As producers of steel, iron ore, forgings and auto components lobby against one another, should the Government tinker with duties to favour one or the other? Certainly not.

When the going gets tough, the lobbies get going! Powerful lobbies belonging to iron ore exporters, steel producers and such consumers as forging and auto component manufacturers have all recently turned hyperactive championing their respective causes and ensuring that the government, in its effort to quell inflation, does not take any action against their interests. Industry associations such as the Indian Steel Alliance, the Association of Indian Mini-Blast Furnaces and the Association of Indian Forging Industry have released prominent newspaper advertisements arguing their cases and seeking protective action from the government. Admittedly, to a neutral observer, the arguments of each of these lobbies appear convincing and persuasive. The fact is that there is a partial element of truth in all of their hyperbole-laden statements. Thus, when the auto component and forgings industries complain how high steel prices are affecting their margins, they appear credible. Not so, however, when they demand that steel producers equate their prices with that of their counterparts in China and the US. Similarly, the steel lobby looks convincing when it points to high iron ore and coking coal prices affecting steel-makers but not really so when it demands that the government should impose a stiff penalty on ore exports.

So, what should the government’s role be here? Should it give in to one or the other lobby’s demands and tinker with duties? Certainly not, because it is neither the duty structure nor the pricing policy of the producers, be they mining companies or steel mills, that is behind the rising prices now. If iron ore and steel prices are on an upward spiral, it is because both these commodities are riding the global price boom. Commodity markets and prices are globally interlinked and there is little use blaming domestic producers for aligning their price structure with prevailing global prices. In a globalised free market, it would be naïve for a forgings manufacturer to expect a steel producer to price his output artificially lower than the prevailing international price. By the same token, a steel producer ought not to expect any concessions from his raw material suppliers, be they iron ore companies or coking coal producers.

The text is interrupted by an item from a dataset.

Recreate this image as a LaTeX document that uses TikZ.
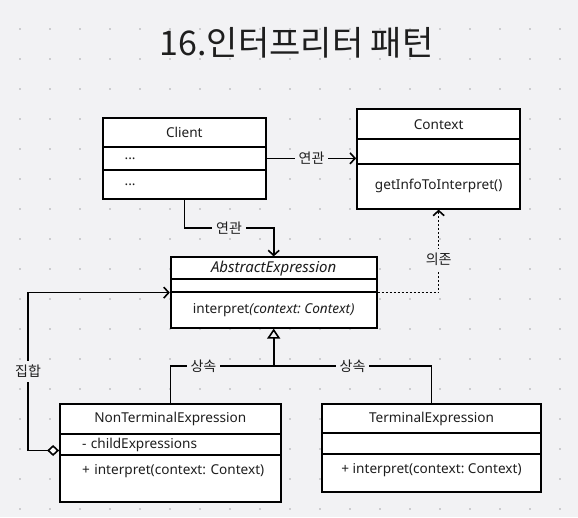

Companies that produce commodities or use them as inputs should learn to ride out price cycles by increasing operating efficiencies rather than complain against each other and seek government intervention.

The government, for its part, should adopt an even-handed approach without playing into the hands of one or the other lobby. It should by all means resist the temptation to interfere in this dispute, which is all about the interplay of market forces. At the end of the day, the market is the best leveller and if today, consumers of commodities are at the receiving end it may not be too far into the future when the price cycle turns and commodity producers find themselves in the same position.